STAR-RIS-Enabled Secure Dual-Functional Radar-Communications: Joint Waveform and Reflective Beamforming Optimization

• Published in: IEEE transactions on information forensics and security Vol. 18; pp. 4577 - 4592
• Main Authors: Wang, Chao, Wang, Cheng-Cai, Li, Zan, Ng, Derrick Wing Kwan, Wong, Kai-Kit, Al-Dhahir, Naofal, Niyato, Dusit
• Format: Journal Article
• Language: English
• Published: New York IEEE 2023; The Institute of Electrical and Electronics Engineers, Inc. (IEEE)

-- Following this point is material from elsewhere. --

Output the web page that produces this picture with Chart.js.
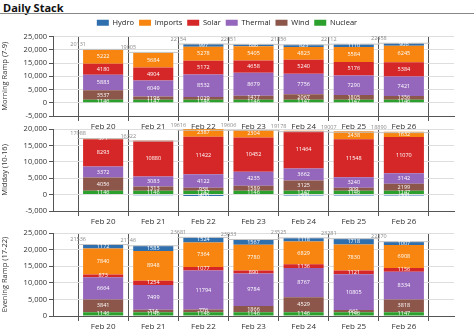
<!DOCTYPE html>
<html><head><meta charset="utf-8">
<script src="https://cdn.jsdelivr.net/npm/chart.js@4/dist/chart.umd.min.js"></script>
<style>
html,body{margin:0;padding:0;background:#fff;width:474px;height:335px;overflow:hidden;font-family:"Open Sans",sans-serif;}
#title{position:absolute;left:3px;top:0px;font:bold 11px "Open Sans",sans-serif;color:#111;}
#rule{position:absolute;left:0;top:13px;width:474px;height:1px;background:#888;}
canvas{position:absolute;left:0;}
</style></head><body>
<div id="title">Daily Stack</div>
<div id="rule"></div>
<canvas id="c1" style="top:14px" width="474" height="118"></canvas>
<canvas id="c2" style="top:122px" width="474" height="105"></canvas>
<canvas id="c3" style="top:226px" width="474" height="106"></canvas>
<script>
const categories = ['', 'Feb 20', 'Feb 21', 'Feb 22', 'Feb 23', 'Feb 24', 'Feb 25', 'Feb 26', ''];
const seriesNames = ['Hydro', 'Imports', 'Solar', 'Thermal', 'Wind', 'Nuclear'];
const seriesColors = ['#2f6fae', '#f7850f', '#d62728', '#9467bd', '#8c564b', '#2ca02c'];

// Morning Ramp (7-9)
const morningNuclear = [1146, 1147, 1146, 1146, 1147, 1147, 1146];
const morningWind    = [3537, 1196, 1029, 1477, 2067, 1805, 1356];
const morningThermal = [5883, 6049, 8532, 8679, 7756, 7290, 7421];
const morningSolar   = [4180, 4904, 5172, 4658, 5240, 5176, 5384];
const morningImports = [5222, 5684, 5278, 5405, 4823, 5584, 6245];
const morningHydro   = [163, 25, 997, 686, 823, 1110, 906];

// Midday (10-16)
const middayNuclear = [1146, 1146, 1147, 1146, 1147, 1146, 1147];
const middayWind    = [4056, 1313, 938, 1589, 3125, 909, 2199];
const middayThermal = [3372, 3083, 4122, 4235, 3662, 3240, 3142];
const middaySolar   = [8293, 10880, 11422, 10452, 11464, 11548, 11070];
const middayImports = [371, 100, 2387, 2304, 80, 2438, 1632];
const middayHydro   = [-150, -200, -400, -120, -300, -274, -300];

// Evening Ramp (17-22)
const eveningNuclear = [1146, 1146, 1146, 1146, 1146, 1146, 1147];
const eveningWind    = [3841, 714, 776, 1866, 4529, 661, 3818];
const eveningThermal = [6664, 7499, 11794, 9784, 8767, 10805, 8334];
const eveningSolar   = [873, 1254, 1077, 890, 1136, 1121, 1156];
const eveningImports = [7840, 8948, 7364, 7780, 6829, 7830, 6908];
const eveningHydro   = [1172, 1585, 1524, 1567, 1118, 1718, 1007];

const yTicksMorning = {min: -5000, max: 25000, step: 5000};
const yTicksMidday  = {min: -5000, max: 20000, step: 5000};
const yTicksEvening = {min: 0, max: 25000, step: 5000};

const FONT = '"Open Sans", sans-serif';

function pad(arr){ return [null, ...arr, null]; }

function buildDatasets(h, im, so, th, wi, nu){
  const vals = [h, im, so, th, wi, nu];
  const ds = [];
  for (let i = 5; i >= 0; i--) {
    ds.push({type:'bar', label: seriesNames[i], data: pad(vals[i]), backgroundColor: seriesColors[i],
      borderWidth:0, stack:'s', order: 1, barPercentage:1.0, categoryPercentage:0.8});
  }
  const totals = h.map((_, k) => vals.reduce((s, a) => s + a[k], 0));
  ds.push({type:'line', label:'Total', data: pad(totals), showLine:false, pointStyle:'line',
    pointRadius:26, pointHoverRadius:26, borderColor:'#c4c4c4', borderWidth:1, order:0, stack:'t', isTotal:true});
  return ds;
}

const labelPlugin = {
  id:'segLabels',
  afterDatasetsDraw(chart){
    const ctx = chart.ctx;
    ctx.save();
    ctx.textAlign = 'center';
    ctx.textBaseline = 'middle';
    chart.data.datasets.forEach((ds, i) => {
      const meta = chart.getDatasetMeta(i);
      meta.data.forEach((el, k) => {
        const v = ds.data[k];
        if (v === null || v === undefined) return;
        if (ds.isTotal) {
          ctx.font = '5.5px ' + FONT;
          ctx.fillStyle = '#8a8a8a';
          ctx.fillText(String(v), el.x - 25, el.y - 5);
        } else {
          if (Math.abs(v) < 300) return;
          ctx.font = '5.5px ' + FONT;
          ctx.fillStyle = '#ffffff';
          ctx.fillText(String(v), el.x, (el.y + el.base) / 2);
        }
      });
    });
    ctx.restore();
  }
};

function makeChart(id, title, ds, yt, showLegend, padTop){
  return new Chart(document.getElementById(id), {
    data: {labels: categories, datasets: ds},
    plugins: [labelPlugin],
    options: {
      responsive:false, animation:false, events:[],
      layout:{autoPadding:false, padding:{top:padTop, right:20, left:0, bottom:0}},
      plugins:{
        legend:{display:showLegend, position:'top',
          labels:{filter:(it)=>it.text!=='Total', boxWidth:12, boxHeight:6, padding:5,
            color:'#222', font:{size:7.5, family:FONT},
            sort:(a,b)=>seriesNames.indexOf(a.text)-seriesNames.indexOf(b.text)}},
        tooltip:{enabled:false}
      },
      scales:{
        x:{stacked:true, offset:false,
          grid:{color:'#555', lineWidth:1, tickLength:5, tickColor:'#555', drawOnChartArea:true},
          border:{color:'#555'},
          ticks:{color:'#333', font:{size:8, family:FONT}, padding:1, maxRotation:0, autoSkip:false},
          afterFit:(s)=>{s.height = 16;}
        },
        y:{stacked:true, min:yt.min, max:yt.max,
          grid:{color:'#dedede', tickColor:'#555', tickLength:4},
          border:{color:'#555'},
          ticks:{stepSize:yt.step, color:'#333', font:{size:7.5, family:FONT}, padding:2},
          title:{display:true, text:title, color:'#333', font:{size:7.5, family:FONT}, padding:{top:0,bottom:4}},
          afterFit:(s)=>{s.width = 53;}
        }
      }
    }
  });
}

makeChart('c1', 'Morning Ramp (7-9)',
  buildDatasets(morningHydro, morningImports, morningSolar, morningThermal, morningWind, morningNuclear),
  yTicksMorning, true, 0);
makeChart('c2', 'Midday (10-16)',
  buildDatasets(middayHydro, middayImports, middaySolar, middayThermal, middayWind, middayNuclear),
  yTicksMidday, false, 7);
makeChart('c3', 'Evening Ramp (17-22)',
  buildDatasets(eveningHydro, eveningImports, eveningSolar, eveningThermal, eveningWind, eveningNuclear),
  yTicksEvening, false, 7);
</script>
</body></html>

• Subjects: Algorithms; Beamforming; Design optimization; distance-majorization; dual-functional radarcommunication; Interference; Optimization; Precoding; Radar; Radar targets; Security; Sensors; Signal reflection; STAR-RIS; symbol-level precoding; Symbols; Systems design; Waveforms
• ISSN: 1556-6013; 1556-6021
• DOI: 10.1109/TIFS.2023.3297452

Considering a simultaneously transmitting and reflecting reconfigurable intelligent surfaces (STAR-RIS)-aided dual-functional radar-communications (DFRC) system, this paper proposes a symbol-level precoding-based scheme for concurrent securing confidential information transmission and performing target sensing, where the public signals intended for multiple unclassified users are exploited to deceive the multiple potential malicious radar targets. Specifically, the STAR-RIS-aided DFRC system design is formulated as a joint optimization problem that determines the transmission waveform signal, the transmission and reflection coefficients of STAR-RIS. The objective is to maximize the average received radar sensing power subject to the quality-of-service constraints for multiple communication users, the security constraint for multiple potential eavesdroppers, as well as various practical waveform design restrictions. However, the formulated problem is challenging to handle due to its nonconvexity. Furthermore, the high dimensionality of the optimization variables also renders existing optimization algorithms inefficient. To address these issues, we propose a distance-majorization induced low-complexity algorithm to obtain an efficient solution, which converts the nonconvex joint design problem into a sequence of subproblems that can be solved in closed-form, relieving the required high computational burden of the conventional approaches, e.g., the interior point method. Simulation results confirm the effectiveness of the STAR-RIS in improving the DFRC performance. Besides, by comparing with the state-of-the-art alternating direction method of multipliers (ADMM) algorithm, simulation results validate the efficiency of our proposed optimization algorithm and show that it enjoys excellent scalability for different number of T-R elements equipped at the STAR-RIS.